Presumption of Equal Contribution
The court explained the legal framework regarding the presumption of equal contribution as outlined in ORS 107.105. This presumption asserts that each spouse is deemed to have contributed equally to the acquisition of marital property unless one party can prove otherwise. The court noted that the wife made significant contributions to the marriage, including leveraging her pre-marital assets for the benefit of the marital partnership and the construction company they formed. However, the court found that the husband also contributed to the acquisition of several assets through active participation in remodeling the Eugene residence and managing their business. Since both spouses had a role in the creation and enhancement of marital assets, the court determined that the presumption of equal contribution had not been rebutted concerning the Kawela property and other joint assets. This determination influenced the court's decision regarding the division of property, reinforcing the principle that contributions, whether financial or participatory, are essential in assessing marital property claims.
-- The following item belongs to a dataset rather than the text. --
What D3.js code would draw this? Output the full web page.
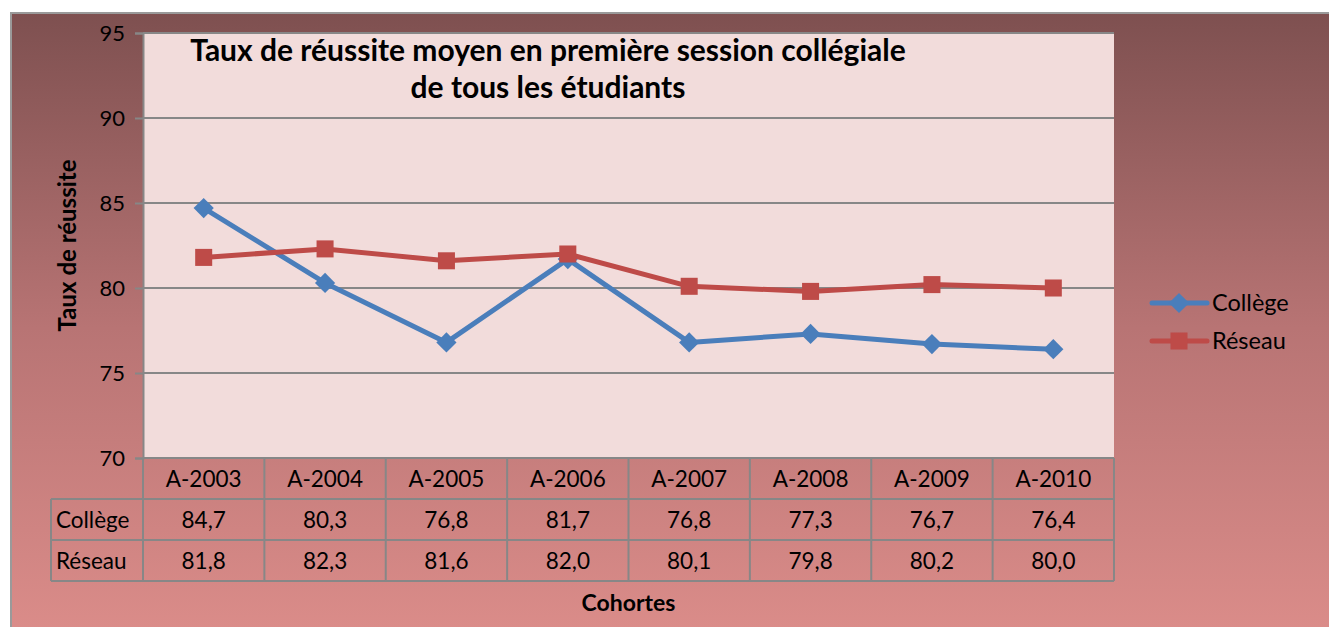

Equity Considerations in Property Division
The court emphasized the need to consider the overall equity of the property division, taking into account all circumstances surrounding the marriage. It referenced the factors that contribute to a "just and proper" distribution, such as the preservation of assets, the achievement of economic self-sufficiency for both parties, and their individual needs. The court acknowledged the wife's initial assets and her contributions made during the marriage, which included using her property as equity to fund their joint business and other investments. The court also noted that the wife faced financial challenges after their separation, highlighting the importance of awarding her the Kawela property to support her future stability. While the court recognized that the asset division appeared disproportionate, it maintained that the wife’s efforts and the need for her continued residence in Hawaii justified the award. The court asserted that the equitable division must consider not just the value of the assets but also the contributions made by each spouse and the practical implications of the division on their future well-being.
Conclusion of the Court's Ruling
In conclusion, the Oregon Court of Appeals modified the trial court's judgment to require an equal division of the parties' bank account while affirming the division of other marital assets. The court's decision reflected a balance of the contributions made by both parties and the equitable considerations that arose from their unique circumstances. The court found that the wife had indeed made substantial contributions to the marital estate, which warranted the award of the Kawela property, facilitating her economic self-sufficiency. Additionally, the court treated the husband’s potential recovery from his personal injury claim as separate property, as the wife had no involvement in that matter. Overall, the court's ruling underscored the importance of equitable distribution principles in divorce proceedings, emphasizing the need to recognize both financial and non-financial contributions in determining a fair outcome. The modification regarding the bank account illustrated the court's commitment to ensuring that both parties benefited from their joint efforts during the marriage.